The Save Our Industries Act (SAVE) has the potential to create upwards of 2,000 jobs in the U.S. fabric mill sector while spurring an incentivized export market for the U.S. textile industry. With almost 99 percent of the U.S. apparel market now served by imports, U.S. textile manufacturers are reliant on export markets for their survival.

“The Philippines has been an important partner in the Asia Pacific region since the Spanish-American War. Our close partnership deserves to be mutually rewarding on an economic level,” said Senator Inouye. “The SAVE Act would represent the first trade initiative with the Philippines in nearly four decades. Unlike other countries in the region, the United States and the Philippines share a balanced trade relationship and this measure would continue to build on this relationship and bolster our economic ties by helping both countries reestablish competitive textile industries.”
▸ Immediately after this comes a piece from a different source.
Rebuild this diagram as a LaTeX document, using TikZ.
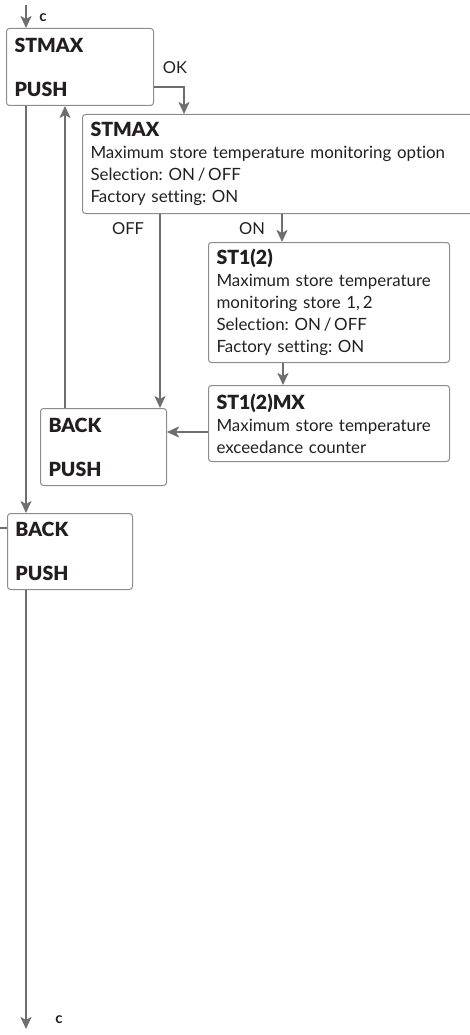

“The SAVE Act underscores the strong bond between the United States and the Philippines, supporting thousands of jobs, increasing trade, and strengthening our longtime alliance for mutual benefit,” said Senator Akaka.

“Economic partnerships like this are an important way to both build on international relationships and provide relief for consumers at home,” said Blunt. “The Philippines is a close and long-standing ally, and I'm pleased to join my friend Senator Inouye as we work to build on this important partnership.”
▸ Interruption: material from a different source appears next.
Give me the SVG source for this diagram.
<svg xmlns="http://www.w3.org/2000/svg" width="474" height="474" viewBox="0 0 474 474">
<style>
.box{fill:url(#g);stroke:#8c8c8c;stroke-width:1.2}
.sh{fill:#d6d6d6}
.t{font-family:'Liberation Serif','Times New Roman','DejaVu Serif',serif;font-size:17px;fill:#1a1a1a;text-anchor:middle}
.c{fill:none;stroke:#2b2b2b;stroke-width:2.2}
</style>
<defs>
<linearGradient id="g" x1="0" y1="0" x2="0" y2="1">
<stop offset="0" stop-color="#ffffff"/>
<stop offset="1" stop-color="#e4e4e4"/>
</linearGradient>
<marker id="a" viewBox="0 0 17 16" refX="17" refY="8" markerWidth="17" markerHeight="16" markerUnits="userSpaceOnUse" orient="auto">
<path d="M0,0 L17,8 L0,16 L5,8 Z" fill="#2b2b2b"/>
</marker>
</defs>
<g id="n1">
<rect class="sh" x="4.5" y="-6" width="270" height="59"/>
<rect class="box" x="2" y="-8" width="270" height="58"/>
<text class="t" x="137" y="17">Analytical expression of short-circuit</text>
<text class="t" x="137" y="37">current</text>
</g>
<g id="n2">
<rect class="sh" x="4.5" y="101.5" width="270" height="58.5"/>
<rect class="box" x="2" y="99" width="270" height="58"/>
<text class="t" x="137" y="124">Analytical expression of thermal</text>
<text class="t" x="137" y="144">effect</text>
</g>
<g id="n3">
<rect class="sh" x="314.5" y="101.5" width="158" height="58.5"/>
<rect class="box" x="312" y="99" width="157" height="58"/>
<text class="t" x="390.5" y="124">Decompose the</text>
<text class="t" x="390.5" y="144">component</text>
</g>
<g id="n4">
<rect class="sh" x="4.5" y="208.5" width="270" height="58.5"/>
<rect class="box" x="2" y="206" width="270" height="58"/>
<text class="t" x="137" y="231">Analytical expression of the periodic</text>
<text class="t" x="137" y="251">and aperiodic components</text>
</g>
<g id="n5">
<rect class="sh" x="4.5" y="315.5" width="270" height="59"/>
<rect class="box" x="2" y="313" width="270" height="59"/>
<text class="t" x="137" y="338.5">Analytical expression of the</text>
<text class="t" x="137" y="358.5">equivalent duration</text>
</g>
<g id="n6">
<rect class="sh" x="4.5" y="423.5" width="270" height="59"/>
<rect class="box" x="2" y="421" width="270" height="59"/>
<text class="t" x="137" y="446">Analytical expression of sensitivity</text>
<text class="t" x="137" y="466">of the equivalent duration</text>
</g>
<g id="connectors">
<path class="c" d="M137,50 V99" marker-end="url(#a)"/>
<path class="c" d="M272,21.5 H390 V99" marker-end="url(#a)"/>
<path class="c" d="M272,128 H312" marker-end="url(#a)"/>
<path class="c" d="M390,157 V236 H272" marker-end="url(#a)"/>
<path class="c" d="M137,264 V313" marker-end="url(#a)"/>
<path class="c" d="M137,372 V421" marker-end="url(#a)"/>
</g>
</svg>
The bill is also co-sponsored by Senator Harry Reid (D-NV).

The SAVE Act is patterned after the Dominican Republic – Central America Free Trade Agreement, or CAFTA, which permits tariff-free import of apparel assembled in those countries in return for using cotton and manmade fiber fabrics still made in the United States.

The SAVE Act will provide our textile companies with a new opportunity to export fabrics into the Asia Pacific market.

U.S. Customs and Border Patrol (CBP) conducted an informal technical review of the SAVE bill and, with their recommendations included, CBP concluded that the SAVE Act can be administered and enforced.

The Philippine Department of Trade and Industry then reviewed and agreed to all customs enforcement provisions.